▶ _Records to use_
▼

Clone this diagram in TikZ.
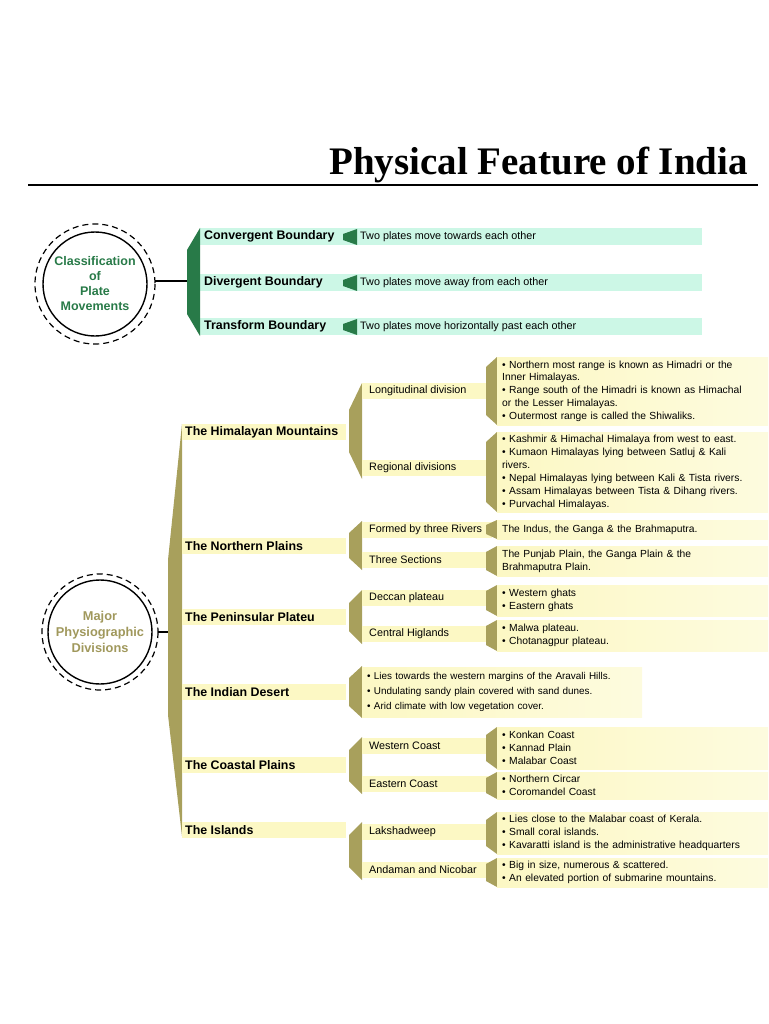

▲
▼

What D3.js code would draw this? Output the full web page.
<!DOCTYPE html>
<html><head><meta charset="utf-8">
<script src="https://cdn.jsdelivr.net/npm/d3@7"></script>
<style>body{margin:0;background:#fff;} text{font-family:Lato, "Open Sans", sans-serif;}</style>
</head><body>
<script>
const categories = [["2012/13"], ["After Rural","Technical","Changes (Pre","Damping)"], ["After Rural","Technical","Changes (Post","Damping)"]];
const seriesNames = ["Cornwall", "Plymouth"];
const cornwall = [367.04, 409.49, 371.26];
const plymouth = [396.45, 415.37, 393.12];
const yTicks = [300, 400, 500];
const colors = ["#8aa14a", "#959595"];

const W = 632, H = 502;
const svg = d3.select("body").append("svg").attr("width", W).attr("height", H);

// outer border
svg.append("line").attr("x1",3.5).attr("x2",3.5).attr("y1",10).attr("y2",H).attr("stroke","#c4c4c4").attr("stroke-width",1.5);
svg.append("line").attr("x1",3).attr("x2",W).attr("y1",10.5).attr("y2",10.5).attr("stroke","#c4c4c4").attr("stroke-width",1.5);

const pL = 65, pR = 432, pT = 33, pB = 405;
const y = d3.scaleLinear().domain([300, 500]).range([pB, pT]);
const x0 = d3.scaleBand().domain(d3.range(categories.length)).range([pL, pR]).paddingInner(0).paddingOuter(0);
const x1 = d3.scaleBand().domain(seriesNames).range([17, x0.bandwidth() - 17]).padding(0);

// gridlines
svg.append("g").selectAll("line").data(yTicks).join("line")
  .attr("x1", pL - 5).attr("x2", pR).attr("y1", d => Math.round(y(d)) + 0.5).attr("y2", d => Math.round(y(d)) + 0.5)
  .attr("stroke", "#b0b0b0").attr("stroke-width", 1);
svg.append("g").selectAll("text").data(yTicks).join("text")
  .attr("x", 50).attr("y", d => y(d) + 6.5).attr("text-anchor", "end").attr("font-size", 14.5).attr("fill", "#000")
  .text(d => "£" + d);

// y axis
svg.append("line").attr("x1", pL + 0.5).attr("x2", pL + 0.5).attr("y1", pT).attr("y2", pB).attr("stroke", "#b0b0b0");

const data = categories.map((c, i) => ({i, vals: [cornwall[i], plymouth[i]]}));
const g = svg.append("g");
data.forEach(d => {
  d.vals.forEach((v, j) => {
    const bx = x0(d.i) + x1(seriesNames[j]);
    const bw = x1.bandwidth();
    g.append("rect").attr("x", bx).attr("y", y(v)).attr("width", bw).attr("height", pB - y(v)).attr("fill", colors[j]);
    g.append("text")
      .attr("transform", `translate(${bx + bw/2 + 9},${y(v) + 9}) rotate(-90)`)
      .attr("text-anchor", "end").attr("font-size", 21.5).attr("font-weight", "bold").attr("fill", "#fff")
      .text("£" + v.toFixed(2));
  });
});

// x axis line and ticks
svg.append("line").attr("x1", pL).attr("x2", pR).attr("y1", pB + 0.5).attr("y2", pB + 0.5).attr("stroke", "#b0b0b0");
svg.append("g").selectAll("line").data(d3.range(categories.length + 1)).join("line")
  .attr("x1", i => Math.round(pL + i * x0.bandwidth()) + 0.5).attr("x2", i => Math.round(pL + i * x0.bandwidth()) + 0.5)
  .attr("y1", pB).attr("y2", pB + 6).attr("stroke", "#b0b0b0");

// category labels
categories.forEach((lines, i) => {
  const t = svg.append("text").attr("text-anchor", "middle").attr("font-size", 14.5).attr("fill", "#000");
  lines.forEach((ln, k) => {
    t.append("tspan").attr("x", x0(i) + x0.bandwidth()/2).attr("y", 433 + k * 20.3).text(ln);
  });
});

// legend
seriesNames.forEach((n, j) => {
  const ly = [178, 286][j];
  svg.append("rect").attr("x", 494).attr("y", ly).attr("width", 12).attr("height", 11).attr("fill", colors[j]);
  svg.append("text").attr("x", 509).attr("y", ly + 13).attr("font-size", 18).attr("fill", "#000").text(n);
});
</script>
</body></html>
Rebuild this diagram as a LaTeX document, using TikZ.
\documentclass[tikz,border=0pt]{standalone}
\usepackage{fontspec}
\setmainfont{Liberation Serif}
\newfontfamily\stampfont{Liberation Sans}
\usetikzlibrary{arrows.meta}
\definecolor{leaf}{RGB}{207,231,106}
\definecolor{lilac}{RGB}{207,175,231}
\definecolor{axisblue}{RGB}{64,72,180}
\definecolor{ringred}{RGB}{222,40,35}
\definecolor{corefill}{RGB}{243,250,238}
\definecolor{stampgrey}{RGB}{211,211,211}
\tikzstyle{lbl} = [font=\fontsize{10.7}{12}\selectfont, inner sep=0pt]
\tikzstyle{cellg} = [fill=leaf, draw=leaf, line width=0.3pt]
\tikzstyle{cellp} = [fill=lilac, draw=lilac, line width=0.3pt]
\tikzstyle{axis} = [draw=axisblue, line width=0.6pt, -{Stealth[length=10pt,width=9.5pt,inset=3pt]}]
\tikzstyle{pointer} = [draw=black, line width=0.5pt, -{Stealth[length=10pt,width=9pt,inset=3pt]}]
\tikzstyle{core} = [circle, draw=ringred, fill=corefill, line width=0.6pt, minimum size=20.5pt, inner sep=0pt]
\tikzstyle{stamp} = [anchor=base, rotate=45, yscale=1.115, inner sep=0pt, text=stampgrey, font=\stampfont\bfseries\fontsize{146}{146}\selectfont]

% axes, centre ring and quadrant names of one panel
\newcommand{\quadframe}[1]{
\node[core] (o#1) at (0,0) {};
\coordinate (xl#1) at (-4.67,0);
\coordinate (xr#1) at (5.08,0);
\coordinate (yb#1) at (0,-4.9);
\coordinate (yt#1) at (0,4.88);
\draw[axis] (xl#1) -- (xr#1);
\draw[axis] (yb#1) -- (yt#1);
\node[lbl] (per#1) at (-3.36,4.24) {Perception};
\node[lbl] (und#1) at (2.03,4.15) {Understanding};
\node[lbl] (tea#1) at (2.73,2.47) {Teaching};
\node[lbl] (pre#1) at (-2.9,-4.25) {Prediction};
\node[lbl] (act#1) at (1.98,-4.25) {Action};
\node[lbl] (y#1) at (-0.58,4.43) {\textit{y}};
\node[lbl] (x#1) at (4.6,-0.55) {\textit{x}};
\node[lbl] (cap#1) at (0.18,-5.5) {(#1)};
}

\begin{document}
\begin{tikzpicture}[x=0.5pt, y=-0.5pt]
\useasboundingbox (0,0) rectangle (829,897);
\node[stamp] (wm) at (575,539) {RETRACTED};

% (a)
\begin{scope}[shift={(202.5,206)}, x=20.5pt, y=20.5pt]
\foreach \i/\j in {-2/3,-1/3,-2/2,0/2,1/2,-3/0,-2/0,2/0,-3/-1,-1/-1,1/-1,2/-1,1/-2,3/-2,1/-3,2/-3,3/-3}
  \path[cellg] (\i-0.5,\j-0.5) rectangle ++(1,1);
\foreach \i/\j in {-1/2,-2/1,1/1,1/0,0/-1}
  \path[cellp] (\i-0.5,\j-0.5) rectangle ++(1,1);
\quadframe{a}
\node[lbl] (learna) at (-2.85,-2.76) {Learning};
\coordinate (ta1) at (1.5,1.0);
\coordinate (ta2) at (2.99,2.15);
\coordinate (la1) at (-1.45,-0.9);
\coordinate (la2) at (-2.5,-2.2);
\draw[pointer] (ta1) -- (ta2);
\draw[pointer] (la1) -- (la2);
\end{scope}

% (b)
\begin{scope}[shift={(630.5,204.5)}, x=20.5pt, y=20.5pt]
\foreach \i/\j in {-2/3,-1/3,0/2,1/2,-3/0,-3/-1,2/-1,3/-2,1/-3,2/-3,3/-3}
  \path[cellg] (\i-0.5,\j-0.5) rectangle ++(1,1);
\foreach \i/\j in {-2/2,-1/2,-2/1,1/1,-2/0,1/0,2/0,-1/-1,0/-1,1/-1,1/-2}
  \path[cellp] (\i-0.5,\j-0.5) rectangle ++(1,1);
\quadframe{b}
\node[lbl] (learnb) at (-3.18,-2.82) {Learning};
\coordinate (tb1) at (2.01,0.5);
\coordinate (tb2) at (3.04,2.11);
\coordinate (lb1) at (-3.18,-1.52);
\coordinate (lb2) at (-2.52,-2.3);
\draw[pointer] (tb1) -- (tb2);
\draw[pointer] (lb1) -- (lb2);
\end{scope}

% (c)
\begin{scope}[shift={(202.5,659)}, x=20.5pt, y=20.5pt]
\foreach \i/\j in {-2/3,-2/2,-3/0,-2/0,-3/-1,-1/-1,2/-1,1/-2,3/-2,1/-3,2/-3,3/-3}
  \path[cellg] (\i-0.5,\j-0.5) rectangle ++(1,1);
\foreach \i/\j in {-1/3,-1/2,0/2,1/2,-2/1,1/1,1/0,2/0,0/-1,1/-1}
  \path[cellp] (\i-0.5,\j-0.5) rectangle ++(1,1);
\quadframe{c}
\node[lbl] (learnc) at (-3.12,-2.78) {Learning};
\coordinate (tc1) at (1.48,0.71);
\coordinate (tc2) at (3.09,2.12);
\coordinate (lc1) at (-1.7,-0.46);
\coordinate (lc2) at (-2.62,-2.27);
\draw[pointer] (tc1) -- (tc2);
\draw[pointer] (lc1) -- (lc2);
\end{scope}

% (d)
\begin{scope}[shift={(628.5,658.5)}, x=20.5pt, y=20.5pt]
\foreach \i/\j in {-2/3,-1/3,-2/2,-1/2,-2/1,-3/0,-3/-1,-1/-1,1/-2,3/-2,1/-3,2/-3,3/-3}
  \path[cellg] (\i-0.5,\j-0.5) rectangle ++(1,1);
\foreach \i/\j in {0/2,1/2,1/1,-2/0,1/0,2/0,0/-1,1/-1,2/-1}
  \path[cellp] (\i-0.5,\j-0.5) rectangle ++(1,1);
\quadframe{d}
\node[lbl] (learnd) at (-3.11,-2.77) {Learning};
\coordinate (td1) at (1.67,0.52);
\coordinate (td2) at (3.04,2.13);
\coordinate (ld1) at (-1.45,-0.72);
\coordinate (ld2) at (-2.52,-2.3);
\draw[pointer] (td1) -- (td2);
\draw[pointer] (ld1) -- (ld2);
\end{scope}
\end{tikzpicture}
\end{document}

▲
▼

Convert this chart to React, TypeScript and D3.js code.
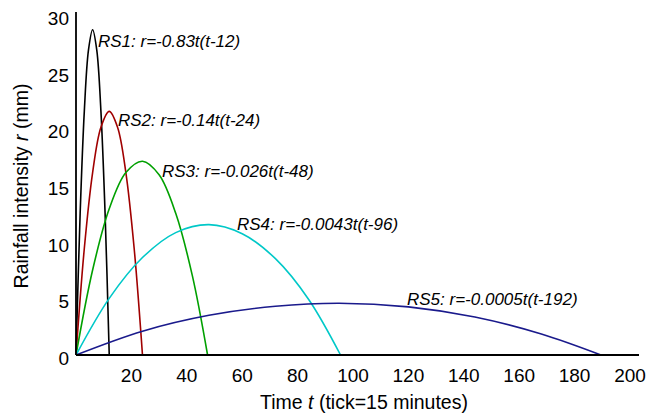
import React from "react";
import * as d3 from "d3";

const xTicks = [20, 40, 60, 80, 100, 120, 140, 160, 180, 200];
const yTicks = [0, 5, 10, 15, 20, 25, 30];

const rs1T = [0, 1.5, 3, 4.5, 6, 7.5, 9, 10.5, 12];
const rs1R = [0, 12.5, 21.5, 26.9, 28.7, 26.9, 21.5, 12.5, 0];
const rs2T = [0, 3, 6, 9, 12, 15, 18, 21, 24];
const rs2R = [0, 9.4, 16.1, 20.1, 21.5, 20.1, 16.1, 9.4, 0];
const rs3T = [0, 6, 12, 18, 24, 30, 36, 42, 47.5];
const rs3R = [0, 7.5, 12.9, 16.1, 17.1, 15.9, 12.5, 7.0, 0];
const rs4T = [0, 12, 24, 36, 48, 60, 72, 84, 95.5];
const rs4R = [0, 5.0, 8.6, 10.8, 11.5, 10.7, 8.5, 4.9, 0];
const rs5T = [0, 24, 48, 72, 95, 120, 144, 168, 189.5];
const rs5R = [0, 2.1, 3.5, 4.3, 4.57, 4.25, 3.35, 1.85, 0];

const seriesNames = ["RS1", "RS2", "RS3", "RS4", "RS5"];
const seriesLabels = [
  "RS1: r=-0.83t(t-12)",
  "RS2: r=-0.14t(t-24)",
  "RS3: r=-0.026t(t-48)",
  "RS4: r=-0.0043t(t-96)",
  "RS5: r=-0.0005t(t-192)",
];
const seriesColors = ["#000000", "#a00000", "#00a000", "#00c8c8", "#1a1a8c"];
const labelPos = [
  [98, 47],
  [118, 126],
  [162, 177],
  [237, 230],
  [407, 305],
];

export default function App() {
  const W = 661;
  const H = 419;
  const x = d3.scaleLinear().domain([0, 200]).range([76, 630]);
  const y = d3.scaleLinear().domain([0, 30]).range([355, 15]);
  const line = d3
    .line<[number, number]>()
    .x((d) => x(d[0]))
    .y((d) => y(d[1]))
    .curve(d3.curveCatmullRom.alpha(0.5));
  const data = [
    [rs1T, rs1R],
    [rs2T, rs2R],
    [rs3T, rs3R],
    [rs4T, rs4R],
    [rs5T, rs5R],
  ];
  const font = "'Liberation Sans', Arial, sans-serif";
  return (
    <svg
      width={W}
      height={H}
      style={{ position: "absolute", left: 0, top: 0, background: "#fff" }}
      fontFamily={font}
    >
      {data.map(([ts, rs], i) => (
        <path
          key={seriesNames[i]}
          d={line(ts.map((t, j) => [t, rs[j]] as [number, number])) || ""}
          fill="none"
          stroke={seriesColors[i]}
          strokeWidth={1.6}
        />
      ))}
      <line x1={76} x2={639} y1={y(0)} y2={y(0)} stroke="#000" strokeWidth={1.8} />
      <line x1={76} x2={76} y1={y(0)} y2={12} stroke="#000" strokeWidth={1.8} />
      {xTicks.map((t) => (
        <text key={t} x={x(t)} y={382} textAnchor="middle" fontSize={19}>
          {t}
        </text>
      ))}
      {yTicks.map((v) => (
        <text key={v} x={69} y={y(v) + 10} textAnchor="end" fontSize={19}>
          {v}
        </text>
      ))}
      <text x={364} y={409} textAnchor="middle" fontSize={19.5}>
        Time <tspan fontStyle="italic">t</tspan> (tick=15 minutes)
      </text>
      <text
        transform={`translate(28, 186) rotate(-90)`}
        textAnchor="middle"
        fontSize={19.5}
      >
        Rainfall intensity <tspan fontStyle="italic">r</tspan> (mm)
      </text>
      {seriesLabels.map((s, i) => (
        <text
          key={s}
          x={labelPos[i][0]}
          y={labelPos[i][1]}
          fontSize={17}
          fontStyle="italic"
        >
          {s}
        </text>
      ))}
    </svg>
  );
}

▲

▶ _Goal_
What is the number of lines in this material that hold the string "diagram"? Answer with that number only.

▶ _Worked answer_
2